Chicken fans are in good hands. The Safari chicken bowl ($11) stars long, tender planks of poultry with a lively herb-and-spice rub. If you like it hot, the marvelous chicken suqqar recalls an Indian-style curry ($11).
What’s in its killer sauce? “Special spices, tomato paste and love,” answered one of Hoyo’s super-friendly servers. I tasted all of that — plus turmeric, cayenne and paprika.
Cinnamon notes lend a whiff of shawarma meat to the zippy, tender and hearty beef suqqar ($12) — a stew cooked with tomatoes, onions and peppers.
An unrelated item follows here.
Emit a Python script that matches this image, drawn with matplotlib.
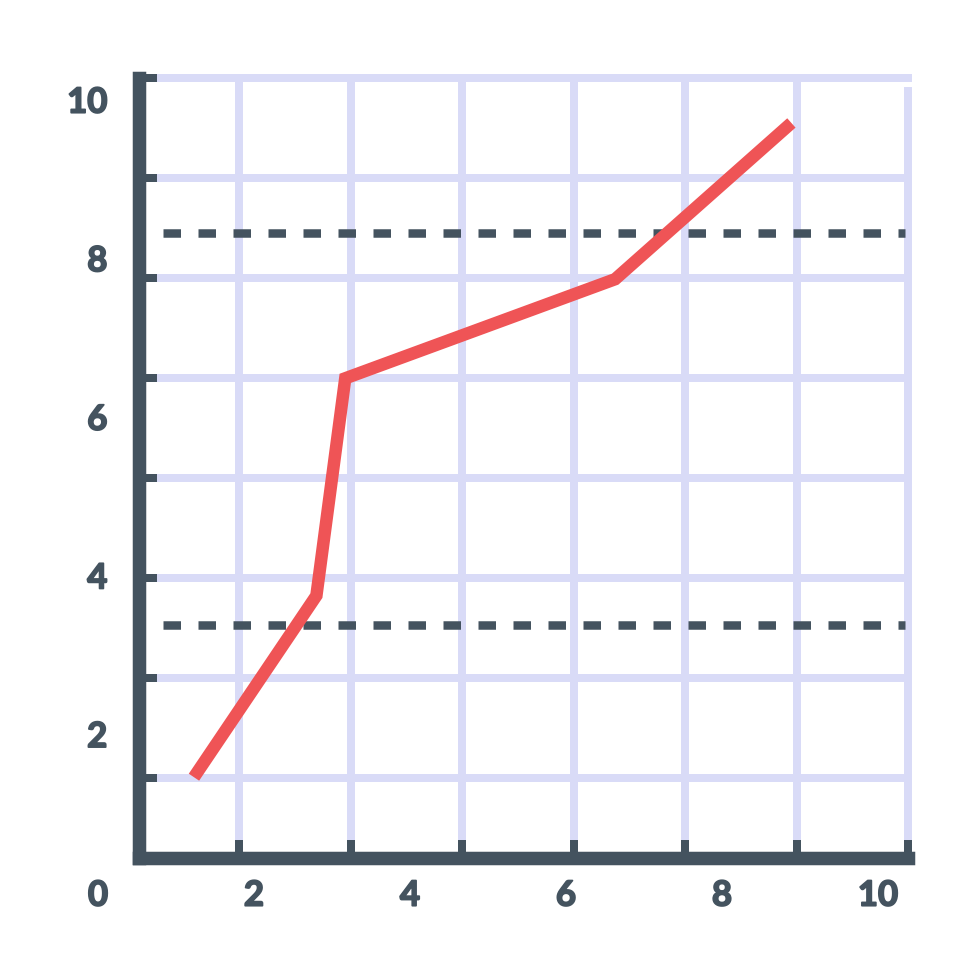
import numpy as np
import matplotlib
matplotlib.use("Agg")
import matplotlib.pyplot as plt
import matplotlib.patheffects as pe

# data (in tick-label units)
line_x = [1.23, 2.80, 3.17, 6.63, 8.89]
line_y = [1.46, 3.75, 6.49, 7.74, 9.71]
dash_levels = [8.32, 3.38]
tick_values = [2, 4, 6, 8, 10]

DARK = "#44535f"
GRID = "#d9dbf7"
RED = "#ef5456"
PT = 0.72  # points per pixel at dpi 100

plt.rcParams["font.family"] = ["Lato", "DejaVu Sans"]
plt.rcParams["font.weight"] = "bold"
plt.rcParams["lines.scale_dashes"] = False

fig = plt.figure(figsize=(9.8, 9.8), dpi=100)
# axes box: left spine centre 138.5px, right gridline 908px, bottom spine 858px, top gridline 78px
ax = fig.add_axes([138.5 / 980, 122 / 980, 769.5 / 980, 780 / 980])
xlim = (0.519, 10.385)
ylim = (0.441, 10.277)
ax.set_xlim(*xlim)
ax.set_ylim(*ylim)

# background grid (7 columns, 8 rows, not aligned to the labels)
grid_x = np.linspace(1.808, xlim[1], 7)
grid_y = np.linspace(1.450, ylim[1], 8)
ax.hlines(grid_y, xlim[0], xlim[1], color=GRID, lw=8 * PT,
          capstyle="projecting", zorder=1, clip_on=False)
ax.vlines(grid_x[:-1], ylim[0], ylim[1], color=GRID, lw=8 * PT,
          capstyle="butt", zorder=1, clip_on=False)
ax.vlines(grid_x[-1:], ylim[0], 10.164, color=GRID, lw=8 * PT,
          capstyle="butt", zorder=1, clip_on=False)

# dashed reference levels
for lvl in dash_levels:
    ax.axhline(lvl, xmin=0.032, xmax=0.996, color=DARK, lw=8.5 * PT,
               linestyle=(0, (17.5 * PT, 17.5 * PT)), dash_capstyle="butt",
               zorder=2)

# main series
ax.plot(line_x, line_y, color=RED, lw=12.5 * PT, solid_joinstyle="miter",
        solid_capstyle="butt", zorder=3)

# spines and tick stubs
for side in ("top", "right"):
    ax.spines[side].set_visible(False)
for side in ("left", "bottom"):
    ax.spines[side].set_color(DARK)
    ax.spines[side].set_linewidth(13.5 * PT)
    ax.spines[side].set_capstyle("projecting")
ax.set_xticks(grid_x)
ax.set_yticks(grid_y)
ax.tick_params(direction="in", length=18 * PT, width=8 * PT, color=DARK,
               labelbottom=False, labelleft=False)

# tick labels, placed in label units (slightly stroked to look heavier)
heavy = [pe.withStroke(linewidth=1.3, foreground=DARK)]
txt = dict(color=DARK, fontsize=25, fontweight="bold", clip_on=False,
           path_effects=heavy)
ax.text(0, -0.16, "0", ha="center", va="baseline", **txt)
for v in tick_values:
    ax.text(v, -0.16, str(v), ha="center", va="baseline", **txt)
    ax.text(0.12, v - 0.16, str(v), ha="right", va="baseline", **txt)

fig.savefig("out.png", dpi=100, facecolor="white")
This teams especially well with injera, lentils and chickpeas.
Don’t sleep on Hoyo’s soft drinks ($2.50). My favorite is the pulpy and refreshing ginger-pineapple lemonade, but the fruit-forward mango and tamarind juices make fine matches for Hoyo’s spice-kissed food as well.
Prefer something steaming hot? The sweet-and-milky Somali chai tea ($3.25), redolent of cloves and cardamom, is extremely comforting.
Get a sambusa, too (a steal for $2.50). The savory, warm-and-flaky pastries feature a zesty filling of ground chicken or ground beef sauteed with onions and, I’m pretty sure, special spices and love.